Source code of charts
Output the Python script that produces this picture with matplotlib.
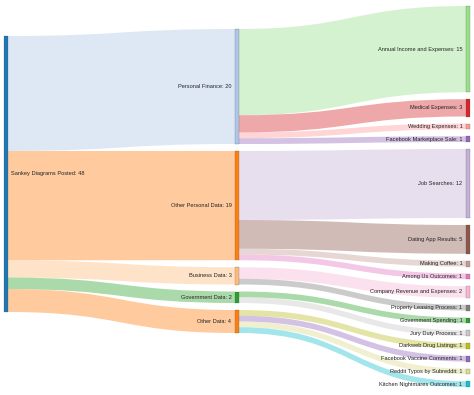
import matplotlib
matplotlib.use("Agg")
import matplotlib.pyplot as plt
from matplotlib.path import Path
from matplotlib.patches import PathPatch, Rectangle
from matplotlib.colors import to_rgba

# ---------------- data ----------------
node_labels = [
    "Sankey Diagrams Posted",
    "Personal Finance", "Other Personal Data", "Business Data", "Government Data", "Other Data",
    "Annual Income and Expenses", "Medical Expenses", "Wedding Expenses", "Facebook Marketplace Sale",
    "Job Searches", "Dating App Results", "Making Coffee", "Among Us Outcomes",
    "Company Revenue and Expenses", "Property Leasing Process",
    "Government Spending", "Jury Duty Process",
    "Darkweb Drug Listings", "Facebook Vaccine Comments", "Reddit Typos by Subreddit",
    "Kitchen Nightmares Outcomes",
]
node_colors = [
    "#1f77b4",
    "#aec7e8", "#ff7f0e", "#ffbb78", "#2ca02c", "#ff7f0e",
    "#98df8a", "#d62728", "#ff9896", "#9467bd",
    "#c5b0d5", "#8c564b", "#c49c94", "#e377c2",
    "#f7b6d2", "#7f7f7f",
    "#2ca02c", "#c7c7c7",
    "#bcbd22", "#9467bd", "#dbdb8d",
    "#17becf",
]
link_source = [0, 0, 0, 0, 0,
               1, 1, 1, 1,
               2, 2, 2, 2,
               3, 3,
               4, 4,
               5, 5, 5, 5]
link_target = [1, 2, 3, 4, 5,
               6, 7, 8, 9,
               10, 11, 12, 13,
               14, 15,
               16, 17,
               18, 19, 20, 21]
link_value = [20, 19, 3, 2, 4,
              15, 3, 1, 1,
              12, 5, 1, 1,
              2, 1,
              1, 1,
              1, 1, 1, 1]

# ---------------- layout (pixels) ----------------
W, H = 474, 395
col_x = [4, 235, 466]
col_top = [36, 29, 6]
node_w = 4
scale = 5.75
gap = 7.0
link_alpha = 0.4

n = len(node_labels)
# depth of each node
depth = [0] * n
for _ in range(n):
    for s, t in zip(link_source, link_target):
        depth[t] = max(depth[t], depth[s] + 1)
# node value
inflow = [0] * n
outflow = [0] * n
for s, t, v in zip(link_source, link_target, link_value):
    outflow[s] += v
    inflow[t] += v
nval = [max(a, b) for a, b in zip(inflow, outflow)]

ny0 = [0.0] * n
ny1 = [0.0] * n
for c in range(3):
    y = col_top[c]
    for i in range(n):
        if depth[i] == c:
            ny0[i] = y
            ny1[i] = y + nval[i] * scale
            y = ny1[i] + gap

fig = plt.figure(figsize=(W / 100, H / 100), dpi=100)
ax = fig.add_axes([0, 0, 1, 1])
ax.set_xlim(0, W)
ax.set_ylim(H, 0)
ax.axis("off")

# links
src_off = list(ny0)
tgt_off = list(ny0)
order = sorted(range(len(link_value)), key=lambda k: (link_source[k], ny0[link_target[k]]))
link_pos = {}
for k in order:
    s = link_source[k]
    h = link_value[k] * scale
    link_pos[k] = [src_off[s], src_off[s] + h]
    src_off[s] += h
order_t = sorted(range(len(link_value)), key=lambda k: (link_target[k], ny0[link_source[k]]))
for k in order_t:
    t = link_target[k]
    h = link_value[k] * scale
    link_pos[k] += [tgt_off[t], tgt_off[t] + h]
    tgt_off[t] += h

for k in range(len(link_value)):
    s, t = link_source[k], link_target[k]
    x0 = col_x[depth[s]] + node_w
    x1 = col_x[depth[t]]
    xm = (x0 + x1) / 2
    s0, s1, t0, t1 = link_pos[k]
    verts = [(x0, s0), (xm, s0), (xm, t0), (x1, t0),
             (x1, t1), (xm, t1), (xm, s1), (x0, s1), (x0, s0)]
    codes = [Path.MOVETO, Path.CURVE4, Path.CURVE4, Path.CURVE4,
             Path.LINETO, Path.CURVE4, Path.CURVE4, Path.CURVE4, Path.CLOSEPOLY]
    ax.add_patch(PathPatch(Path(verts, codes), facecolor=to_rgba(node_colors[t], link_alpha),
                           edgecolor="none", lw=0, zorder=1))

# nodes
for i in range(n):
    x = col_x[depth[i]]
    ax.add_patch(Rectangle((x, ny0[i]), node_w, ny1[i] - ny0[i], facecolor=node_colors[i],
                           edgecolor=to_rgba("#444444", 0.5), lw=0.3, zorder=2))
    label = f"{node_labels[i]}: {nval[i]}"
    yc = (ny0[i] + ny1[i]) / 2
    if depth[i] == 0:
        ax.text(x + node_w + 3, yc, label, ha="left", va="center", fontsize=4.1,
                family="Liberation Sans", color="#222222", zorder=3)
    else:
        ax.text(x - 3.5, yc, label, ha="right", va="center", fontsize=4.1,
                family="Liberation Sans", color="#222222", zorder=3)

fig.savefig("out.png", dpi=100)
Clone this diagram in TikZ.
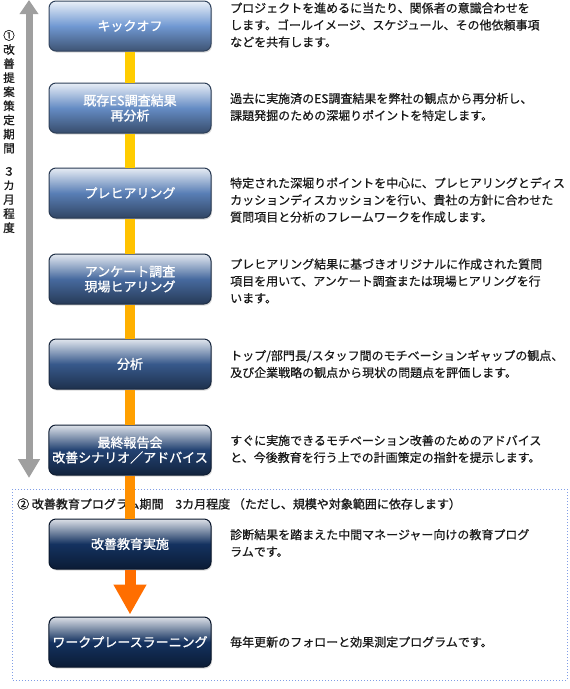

__THE PROBLEM__: Output every entry word for word, but omit the pictures.

__RESPONSE__:
Output the Python script that produces this picture with matplotlib.
import matplotlib
matplotlib.use("Agg")
import matplotlib.pyplot as plt
from matplotlib.path import Path
from matplotlib.patches import PathPatch, Rectangle
from matplotlib.colors import to_rgba

# ---------------- data ----------------
node_labels = [
    "Sankey Diagrams Posted",
    "Personal Finance", "Other Personal Data", "Business Data", "Government Data", "Other Data",
    "Annual Income and Expenses", "Medical Expenses", "Wedding Expenses", "Facebook Marketplace Sale",
    "Job Searches", "Dating App Results", "Making Coffee", "Among Us Outcomes",
    "Company Revenue and Expenses", "Property Leasing Process",
    "Government Spending", "Jury Duty Process",
    "Darkweb Drug Listings", "Facebook Vaccine Comments", "Reddit Typos by Subreddit",
    "Kitchen Nightmares Outcomes",
]
node_colors = [
    "#1f77b4",
    "#aec7e8", "#ff7f0e", "#ffbb78", "#2ca02c", "#ff7f0e",
    "#98df8a", "#d62728", "#ff9896", "#9467bd",
    "#c5b0d5", "#8c564b", "#c49c94", "#e377c2",
    "#f7b6d2", "#7f7f7f",
    "#2ca02c", "#c7c7c7",
    "#bcbd22", "#9467bd", "#dbdb8d",
    "#17becf",
]
link_source = [0, 0, 0, 0, 0,
               1, 1, 1, 1,
               2, 2, 2, 2,
               3, 3,
               4, 4,
               5, 5, 5, 5]
link_target = [1, 2, 3, 4, 5,
               6, 7, 8, 9,
               10, 11, 12, 13,
               14, 15,
               16, 17,
               18, 19, 20, 21]
link_value = [20, 19, 3, 2, 4,
              15, 3, 1, 1,
              12, 5, 1, 1,
              2, 1,
              1, 1,
              1, 1, 1, 1]

# ---------------- layout (pixels) ----------------
W, H = 474, 395
col_x = [4, 235, 466]
col_top = [36, 29, 6]
node_w = 4
scale = 5.75
gap = 7.0
link_alpha = 0.4

n = len(node_labels)
# depth of each node
depth = [0] * n
for _ in range(n):
    for s, t in zip(link_source, link_target):
        depth[t] = max(depth[t], depth[s] + 1)
# node value
inflow = [0] * n
outflow = [0] * n
for s, t, v in zip(link_source, link_target, link_value):
    outflow[s] += v
    inflow[t] += v
nval = [max(a, b) for a, b in zip(inflow, outflow)]

ny0 = [0.0] * n
ny1 = [0.0] * n
for c in range(3):
    y = col_top[c]
    for i in range(n):
        if depth[i] == c:
            ny0[i] = y
            ny1[i] = y + nval[i] * scale
            y = ny1[i] + gap

fig = plt.figure(figsize=(W / 100, H / 100), dpi=100)
ax = fig.add_axes([0, 0, 1, 1])
ax.set_xlim(0, W)
ax.set_ylim(H, 0)
ax.axis("off")

# links
src_off = list(ny0)
tgt_off = list(ny0)
order = sorted(range(len(link_value)), key=lambda k: (link_source[k], ny0[link_target[k]]))
link_pos = {}
for k in order:
    s = link_source[k]
    h = link_value[k] * scale
    link_pos[k] = [src_off[s], src_off[s] + h]
    src_off[s] += h
order_t = sorted(range(len(link_value)), key=lambda k: (link_target[k], ny0[link_source[k]]))
for k in order_t:
    t = link_target[k]
    h = link_value[k] * scale
    link_pos[k] += [tgt_off[t], tgt_off[t] + h]
    tgt_off[t] += h

for k in range(len(link_value)):
    s, t = link_source[k], link_target[k]
    x0 = col_x[depth[s]] + node_w
    x1 = col_x[depth[t]]
    xm = (x0 + x1) / 2
    s0, s1, t0, t1 = link_pos[k]
    verts = [(x0, s0), (xm, s0), (xm, t0), (x1, t0),
             (x1, t1), (xm, t1), (xm, s1), (x0, s1), (x0, s0)]
    codes = [Path.MOVETO, Path.CURVE4, Path.CURVE4, Path.CURVE4,
             Path.LINETO, Path.CURVE4, Path.CURVE4, Path.CURVE4, Path.CLOSEPOLY]
    ax.add_patch(PathPatch(Path(verts, codes), facecolor=to_rgba(node_colors[t], link_alpha),
                           edgecolor="none", lw=0, zorder=1))

# nodes
for i in range(n):
    x = col_x[depth[i]]
    ax.add_patch(Rectangle((x, ny0[i]), node_w, ny1[i] - ny0[i], facecolor=node_colors[i],
                           edgecolor=to_rgba("#444444", 0.5), lw=0.3, zorder=2))
    label = f"{node_labels[i]}: {nval[i]}"
    yc = (ny0[i] + ny1[i]) / 2
    if depth[i] == 0:
        ax.text(x + node_w + 3, yc, label, ha="left", va="center", fontsize=4.1,
                family="Liberation Sans", color="#222222", zorder=3)
    else:
        ax.text(x - 3.5, yc, label, ha="right", va="center", fontsize=4.1,
                family="Liberation Sans", color="#222222", zorder=3)

fig.savefig("out.png", dpi=100)
Clone this diagram in TikZ.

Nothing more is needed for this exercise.